• Given exercise:
Reproduce exactly the lines below, from the first one through the line containing "(ka4) at (183,41.3);", and omit any pictures.

• Collected material:
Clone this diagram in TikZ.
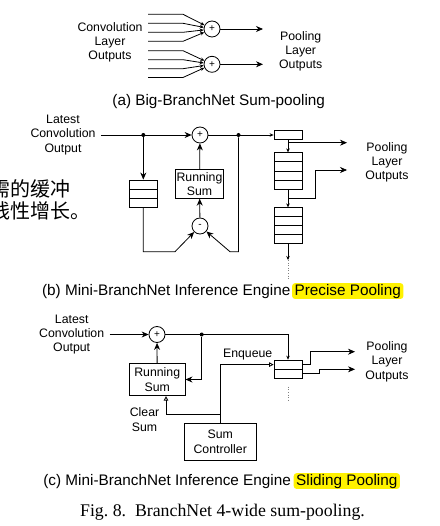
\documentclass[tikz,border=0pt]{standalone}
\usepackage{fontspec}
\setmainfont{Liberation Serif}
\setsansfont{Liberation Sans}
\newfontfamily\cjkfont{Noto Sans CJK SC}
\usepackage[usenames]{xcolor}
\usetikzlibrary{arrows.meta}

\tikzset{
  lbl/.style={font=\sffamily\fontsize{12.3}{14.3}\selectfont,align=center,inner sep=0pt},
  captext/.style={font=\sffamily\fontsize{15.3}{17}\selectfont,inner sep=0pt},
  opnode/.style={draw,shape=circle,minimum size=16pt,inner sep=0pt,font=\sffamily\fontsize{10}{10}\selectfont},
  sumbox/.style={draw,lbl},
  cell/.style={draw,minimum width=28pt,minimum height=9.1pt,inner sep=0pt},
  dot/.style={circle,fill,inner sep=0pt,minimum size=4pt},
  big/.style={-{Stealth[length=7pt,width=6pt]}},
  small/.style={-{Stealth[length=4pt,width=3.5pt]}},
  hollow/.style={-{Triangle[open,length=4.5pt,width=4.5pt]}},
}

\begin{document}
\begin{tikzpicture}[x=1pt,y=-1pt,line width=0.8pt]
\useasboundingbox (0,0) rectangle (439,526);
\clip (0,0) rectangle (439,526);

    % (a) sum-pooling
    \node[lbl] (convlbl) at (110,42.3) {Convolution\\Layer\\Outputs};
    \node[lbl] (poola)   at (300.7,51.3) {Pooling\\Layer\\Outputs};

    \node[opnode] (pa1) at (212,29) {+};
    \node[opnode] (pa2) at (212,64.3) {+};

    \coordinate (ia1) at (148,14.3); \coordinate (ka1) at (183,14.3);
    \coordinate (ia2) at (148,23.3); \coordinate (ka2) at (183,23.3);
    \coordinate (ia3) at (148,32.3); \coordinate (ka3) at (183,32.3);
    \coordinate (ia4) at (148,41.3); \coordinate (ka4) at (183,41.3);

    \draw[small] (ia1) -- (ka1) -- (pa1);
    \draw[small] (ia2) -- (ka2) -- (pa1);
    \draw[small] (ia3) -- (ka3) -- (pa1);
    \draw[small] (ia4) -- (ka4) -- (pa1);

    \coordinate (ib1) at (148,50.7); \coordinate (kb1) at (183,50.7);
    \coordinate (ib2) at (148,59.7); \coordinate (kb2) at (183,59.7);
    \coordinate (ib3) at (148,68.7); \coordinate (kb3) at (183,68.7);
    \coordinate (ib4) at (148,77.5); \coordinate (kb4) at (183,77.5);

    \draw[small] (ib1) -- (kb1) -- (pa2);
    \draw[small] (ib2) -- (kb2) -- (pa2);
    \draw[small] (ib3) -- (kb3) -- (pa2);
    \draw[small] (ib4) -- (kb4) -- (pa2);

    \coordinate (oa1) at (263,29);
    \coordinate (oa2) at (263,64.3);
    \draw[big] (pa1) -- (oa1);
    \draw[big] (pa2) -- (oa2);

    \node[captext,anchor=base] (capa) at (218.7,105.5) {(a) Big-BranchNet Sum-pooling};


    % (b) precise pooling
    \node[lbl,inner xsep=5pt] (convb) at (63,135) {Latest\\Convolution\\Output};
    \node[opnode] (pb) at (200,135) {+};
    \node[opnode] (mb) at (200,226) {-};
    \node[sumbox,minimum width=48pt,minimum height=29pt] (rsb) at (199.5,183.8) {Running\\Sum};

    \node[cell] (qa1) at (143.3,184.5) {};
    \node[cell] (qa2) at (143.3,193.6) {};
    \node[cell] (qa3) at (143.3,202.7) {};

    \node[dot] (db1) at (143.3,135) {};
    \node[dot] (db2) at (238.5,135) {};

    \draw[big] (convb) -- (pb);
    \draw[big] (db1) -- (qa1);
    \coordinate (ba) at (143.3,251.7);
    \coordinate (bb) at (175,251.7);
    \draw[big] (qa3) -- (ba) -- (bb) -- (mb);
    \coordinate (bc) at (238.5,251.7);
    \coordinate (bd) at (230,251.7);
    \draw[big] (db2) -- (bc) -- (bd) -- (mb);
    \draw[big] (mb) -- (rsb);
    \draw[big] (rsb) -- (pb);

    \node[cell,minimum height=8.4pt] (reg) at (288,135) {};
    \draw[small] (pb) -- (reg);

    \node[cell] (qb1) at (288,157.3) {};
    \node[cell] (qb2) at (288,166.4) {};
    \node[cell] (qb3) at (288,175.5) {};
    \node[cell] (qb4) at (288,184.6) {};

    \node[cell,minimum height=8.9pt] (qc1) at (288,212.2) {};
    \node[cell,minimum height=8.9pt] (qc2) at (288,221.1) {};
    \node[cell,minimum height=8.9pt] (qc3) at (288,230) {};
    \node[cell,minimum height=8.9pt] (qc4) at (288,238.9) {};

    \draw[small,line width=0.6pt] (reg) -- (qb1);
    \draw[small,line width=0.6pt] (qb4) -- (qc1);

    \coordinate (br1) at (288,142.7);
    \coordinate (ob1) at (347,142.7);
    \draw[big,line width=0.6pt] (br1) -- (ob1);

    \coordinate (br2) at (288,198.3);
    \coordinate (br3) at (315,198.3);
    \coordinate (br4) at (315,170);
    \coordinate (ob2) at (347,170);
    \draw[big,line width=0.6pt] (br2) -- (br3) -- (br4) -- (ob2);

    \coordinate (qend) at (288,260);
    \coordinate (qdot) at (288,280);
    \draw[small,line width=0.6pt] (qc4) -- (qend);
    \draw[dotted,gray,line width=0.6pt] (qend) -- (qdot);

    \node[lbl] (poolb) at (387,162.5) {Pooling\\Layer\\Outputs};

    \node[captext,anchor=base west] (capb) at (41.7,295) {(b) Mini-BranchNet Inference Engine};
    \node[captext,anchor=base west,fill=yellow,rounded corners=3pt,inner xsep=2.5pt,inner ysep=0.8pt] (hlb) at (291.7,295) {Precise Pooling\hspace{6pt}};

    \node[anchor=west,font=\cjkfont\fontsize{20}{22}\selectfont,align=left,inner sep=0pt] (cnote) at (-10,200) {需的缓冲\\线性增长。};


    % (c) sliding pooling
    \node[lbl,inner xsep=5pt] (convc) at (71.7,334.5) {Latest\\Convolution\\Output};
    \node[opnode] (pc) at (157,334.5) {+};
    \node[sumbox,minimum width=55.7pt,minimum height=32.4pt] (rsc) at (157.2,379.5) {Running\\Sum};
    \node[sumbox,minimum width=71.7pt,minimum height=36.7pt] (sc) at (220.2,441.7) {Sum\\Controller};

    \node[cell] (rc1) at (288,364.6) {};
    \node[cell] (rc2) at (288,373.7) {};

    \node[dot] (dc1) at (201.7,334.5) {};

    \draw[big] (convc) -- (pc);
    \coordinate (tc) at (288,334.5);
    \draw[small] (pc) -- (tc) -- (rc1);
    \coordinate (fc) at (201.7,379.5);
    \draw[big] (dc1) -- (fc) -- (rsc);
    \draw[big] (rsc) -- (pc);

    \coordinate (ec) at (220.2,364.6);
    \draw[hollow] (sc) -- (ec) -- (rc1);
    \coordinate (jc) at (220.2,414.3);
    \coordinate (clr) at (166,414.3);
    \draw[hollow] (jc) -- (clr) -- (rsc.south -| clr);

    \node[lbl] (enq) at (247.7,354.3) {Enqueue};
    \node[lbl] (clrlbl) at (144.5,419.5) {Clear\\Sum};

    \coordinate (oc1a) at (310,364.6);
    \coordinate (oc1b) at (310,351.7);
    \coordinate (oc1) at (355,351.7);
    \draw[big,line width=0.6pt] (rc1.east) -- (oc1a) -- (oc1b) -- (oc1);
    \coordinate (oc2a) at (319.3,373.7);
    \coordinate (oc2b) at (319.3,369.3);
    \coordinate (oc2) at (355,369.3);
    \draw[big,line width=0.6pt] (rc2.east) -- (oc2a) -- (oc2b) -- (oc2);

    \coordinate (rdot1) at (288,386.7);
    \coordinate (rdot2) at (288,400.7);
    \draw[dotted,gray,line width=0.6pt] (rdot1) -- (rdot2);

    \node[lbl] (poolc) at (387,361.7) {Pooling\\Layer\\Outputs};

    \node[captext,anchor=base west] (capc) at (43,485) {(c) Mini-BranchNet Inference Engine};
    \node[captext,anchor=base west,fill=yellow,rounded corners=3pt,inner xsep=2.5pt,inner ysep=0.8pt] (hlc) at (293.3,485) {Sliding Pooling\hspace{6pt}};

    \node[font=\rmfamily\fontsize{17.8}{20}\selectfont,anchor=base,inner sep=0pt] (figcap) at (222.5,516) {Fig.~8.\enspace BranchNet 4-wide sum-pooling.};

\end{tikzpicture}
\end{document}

• Solution:
Clone this diagram in TikZ.
\documentclass[tikz,border=0pt]{standalone}
\usepackage{fontspec}
\setmainfont{Liberation Serif}
\setsansfont{Liberation Sans}
\newfontfamily\cjkfont{Noto Sans CJK SC}
\usepackage[usenames]{xcolor}
\usetikzlibrary{arrows.meta}

\tikzset{
  lbl/.style={font=\sffamily\fontsize{12.3}{14.3}\selectfont,align=center,inner sep=0pt},
  captext/.style={font=\sffamily\fontsize{15.3}{17}\selectfont,inner sep=0pt},
  opnode/.style={draw,shape=circle,minimum size=16pt,inner sep=0pt,font=\sffamily\fontsize{10}{10}\selectfont},
  sumbox/.style={draw,lbl},
  cell/.style={draw,minimum width=28pt,minimum height=9.1pt,inner sep=0pt},
  dot/.style={circle,fill,inner sep=0pt,minimum size=4pt},
  big/.style={-{Stealth[length=7pt,width=6pt]}},
  small/.style={-{Stealth[length=4pt,width=3.5pt]}},
  hollow/.style={-{Triangle[open,length=4.5pt,width=4.5pt]}},
}

\begin{document}
\begin{tikzpicture}[x=1pt,y=-1pt,line width=0.8pt]
\useasboundingbox (0,0) rectangle (439,526);
\clip (0,0) rectangle (439,526);

    % (a) sum-pooling
    \node[lbl] (convlbl) at (110,42.3) {Convolution\\Layer\\Outputs};
    \node[lbl] (poola)   at (300.7,51.3) {Pooling\\Layer\\Outputs};

    \node[opnode] (pa1) at (212,29) {+};
    \node[opnode] (pa2) at (212,64.3) {+};

    \coordinate (ia1) at (148,14.3); \coordinate (ka1) at (183,14.3);
    \coordinate (ia2) at (148,23.3); \coordinate (ka2) at (183,23.3);
    \coordinate (ia3) at (148,32.3); \coordinate (ka3) at (183,32.3);
    \coordinate (ia4) at (148,41.3); \coordinate (ka4) at (183,41.3);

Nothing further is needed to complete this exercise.